Show that the normal at any point θ to the curve

$x=a \cos \theta+a \theta \sin \theta, y=a \sin \theta-a \theta \cos \theta$ is at a constant distance from the origin.

Solution:

We have x = a cos θ + a θ sin θ.

$\therefore \frac{d x}{d \theta}=-a \sin \theta+a \sin \theta+a \theta \cos \theta=a \theta \cos \theta$

$y=a \sin \theta-a \theta \cos \theta$

$\therefore \frac{d y}{d \theta}=a \cos \theta-a \cos \theta+a \theta \sin \theta=a \theta \sin \theta$

$\therefore \frac{d y}{d x}=\frac{d y}{d \theta} \cdot \frac{d \theta}{d x}=\frac{a \theta \sin \theta}{a \theta \cos \theta}=\tan \theta$

$\therefore$ Slope of the normal at any point $\theta$ is $-\frac{1}{\tan \theta}$.

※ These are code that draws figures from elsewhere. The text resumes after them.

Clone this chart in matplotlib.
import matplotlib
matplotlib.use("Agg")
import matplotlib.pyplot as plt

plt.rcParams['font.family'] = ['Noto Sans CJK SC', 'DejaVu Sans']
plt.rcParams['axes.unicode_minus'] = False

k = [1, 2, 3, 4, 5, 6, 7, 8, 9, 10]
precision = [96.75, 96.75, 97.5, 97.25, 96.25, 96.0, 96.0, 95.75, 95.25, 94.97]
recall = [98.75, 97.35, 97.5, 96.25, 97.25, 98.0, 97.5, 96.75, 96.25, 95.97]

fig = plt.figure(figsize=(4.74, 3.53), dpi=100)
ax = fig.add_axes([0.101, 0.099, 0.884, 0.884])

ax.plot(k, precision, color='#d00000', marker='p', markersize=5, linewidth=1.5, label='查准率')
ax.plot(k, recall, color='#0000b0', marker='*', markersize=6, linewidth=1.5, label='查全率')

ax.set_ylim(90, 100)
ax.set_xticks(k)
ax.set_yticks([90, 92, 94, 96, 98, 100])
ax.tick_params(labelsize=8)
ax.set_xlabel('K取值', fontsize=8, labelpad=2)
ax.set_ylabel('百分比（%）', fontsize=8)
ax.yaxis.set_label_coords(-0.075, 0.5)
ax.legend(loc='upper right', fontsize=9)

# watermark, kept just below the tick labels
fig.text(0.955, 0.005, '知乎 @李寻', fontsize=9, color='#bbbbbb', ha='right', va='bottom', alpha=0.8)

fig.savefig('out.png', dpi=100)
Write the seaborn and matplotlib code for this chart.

The equation of the normal at a given point (xy) is given by,

$y-a \sin \theta+a \theta \cos \theta=\frac{-1}{\tan \theta}(x-a \cos \theta-a \theta \sin \theta)$

$\Rightarrow y \sin \theta-a \sin ^{2} \theta+a \theta \sin \theta \cos \theta=-x \cos \theta+a \cos ^{2} \theta+a \theta \sin \theta \cos \theta$

$\Rightarrow x \cos \theta+y \sin \theta-a\left(\sin ^{2} \theta+\cos ^{2} \theta\right)=0$

$\Rightarrow x \cos \theta+y \sin \theta-a=0$

Now, the perpendicular distance of the normal from the origin is

$\frac{|-a|}{\sqrt{\cos ^{2} \theta+\sin ^{2} \theta}}=\frac{|-a|}{\sqrt{1}}=|-a|$, which is independent of $\theta$

Hence, the perpendicular distance of the normal from the origin is constant.